He loves you? He loves you not? You love him? You love him not? Maybe you're not sure yet, which is why you want to stay in the dating phase where you can say spend all your time with him, no problems, and still not be 100% committed or expected to be the perfect girlfriend! This is your almost relationship and it has its fair share of ups and downs. If you're in one now maybe it'll be good for you to look at what the two of you are, and see the reason why you're keeping the "almost" in what you and he have.
Maybe you're just not the relationship type?
1 There's no pressure, if you're not ready.
Being in love, or having a guy, can be all rainbows and butterflies but the moment you include expectations to be a good girlfriend—like having to meet his parents, having to buy him gifts, and consistently go out—and you're not sure if you can handle all that in the relationship. It's not supposed to be stressful or anything to be a girlfriend, but some girls are more comfortable without labels, and if that's okay with the both of you, then why not?
2 The less commitment, the more freedom.
As ugly as that sounds, sometimes this is a good thing. Again, there are no set rules in an almost relationship. You're enjoying the flirting, but you don't have to stress out about him every second of your life because you're still in your happy phase. If you're not officially together, there's less guilt when you're crushing on another boy, or if you and he argue, there's less on the line.
One of the best things about the almost relationship is when you're doing things that he might not like and you feel guilty about it after. That's when you know that maybe it's time to step the dating up a notch to an actual relationship.
3 If you decide to leave, it will hurt less.
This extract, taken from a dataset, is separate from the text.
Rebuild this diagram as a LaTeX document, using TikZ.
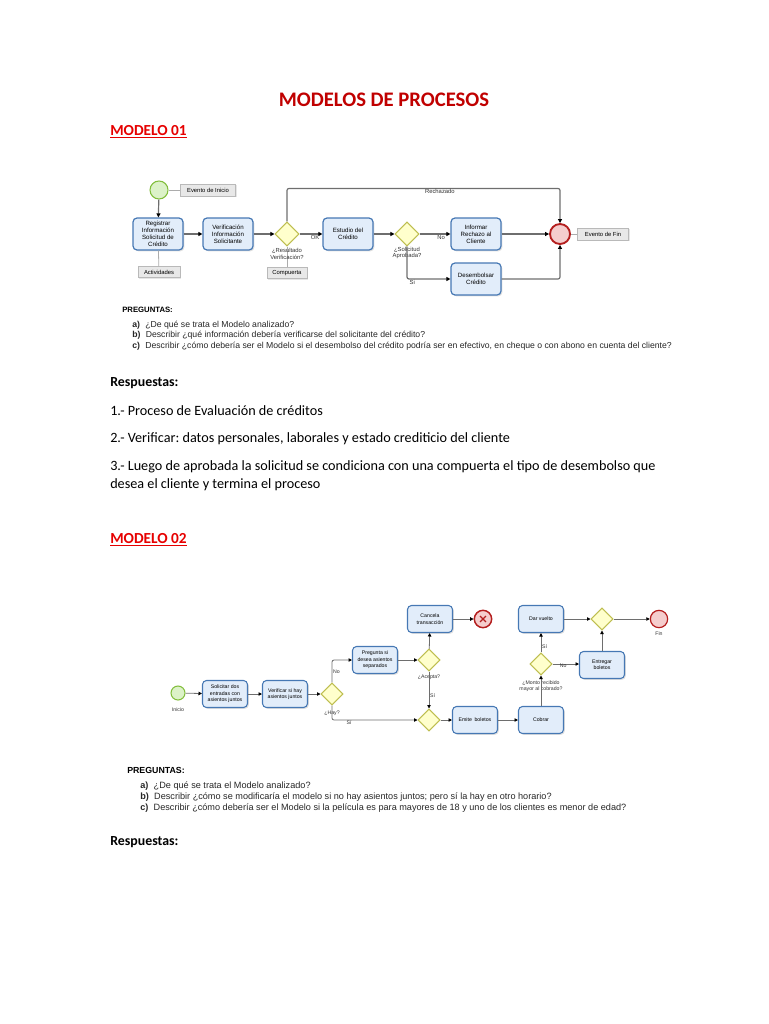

Without the pressure, without the commitments, face it—you may just be in it for the feeling of joy and kilig when you're with him, or the attention he gives you. Sometimes the love in an almost relationship might be superficial, because you never really get to test the waters of actually being with the person seriously. Look at the ugly truth, when you realize that maybe the almost relationship isn't working out for you, there's less pain and hardships because either way, you weren't a couple, really?
But there's nothing worse than regret.
1 There's magic in a relationship you don't get to experience.
If you love the person very much, sometimes it's frustrating that you aren't a legit couple yet. Even if you're scared to be someone's girlfriend, you have to admit that it's nice having someone who can call you his and you can call him yours. Maybe dates would be much sweeter because you can envision a future together, or you can release all your stress and problems to him and he'll really be there to listen because you need a boyfriend who cares for you so much. There's more pressure, yes, but there's also a pay-off that you won't understand until you remove the "almost" in your relationship.
2 It's more frustrating trying to find out your actual status.
Every girl in an almost relationship who is serious about it, knows this and hates it! You're not official but you see each other every day, you text him every minute and you dream about his face every day. You don’t have any commitments, but you don't know whether or not you can date other boys because he'll feel bad if you do. You feel obligated to go out on dates with him over your friends, but he's not your boyfriend. It's really an irritating grey area and you'll always find yourself in situations where you're not sure if it's okay to put yourself first because either way you're not a couple and there shouldn't be any expectations, or to put him first cause well you do like or love each other. It's all really confusing.
3 When he leaves, it will hurt more.
The thing about every almost, and even real, relationship is that it's the work of two people, not just you. You can't control what the other person is feeling and sometimes when you're at your ultimate high with him, you wouldn't know if he could possibly be falling out already. Label or no label, you still give a piece of yourself to him, maybe with the hopes you'll become more than just this almost, or maybe just for the moment. The lack of commitment is a risk that you have to take because he may or may not be expecting the same things you are.
It's hard to have an actual sit-down talk with a boy where you explain all your feelings and lay down what you want and need as you become almost boyfriend and almost girlfriend, but this is important because you have to know these things to avoid painful and abrupt endings.
Think about your almost relationship, what it is and what it could be, and find out if you want it to be more or if you're happy exactly where you are. Because sometimes there's a good side to your almost—you almost had a relationship with a guy who was actually a jerk. You almost kissed a guy who would eventually leave you for someone else. But that it can also be bad—you almost became the girlfriend of the man of your dreams. You almost admitted to him that you love him, but he was gone before you knew it.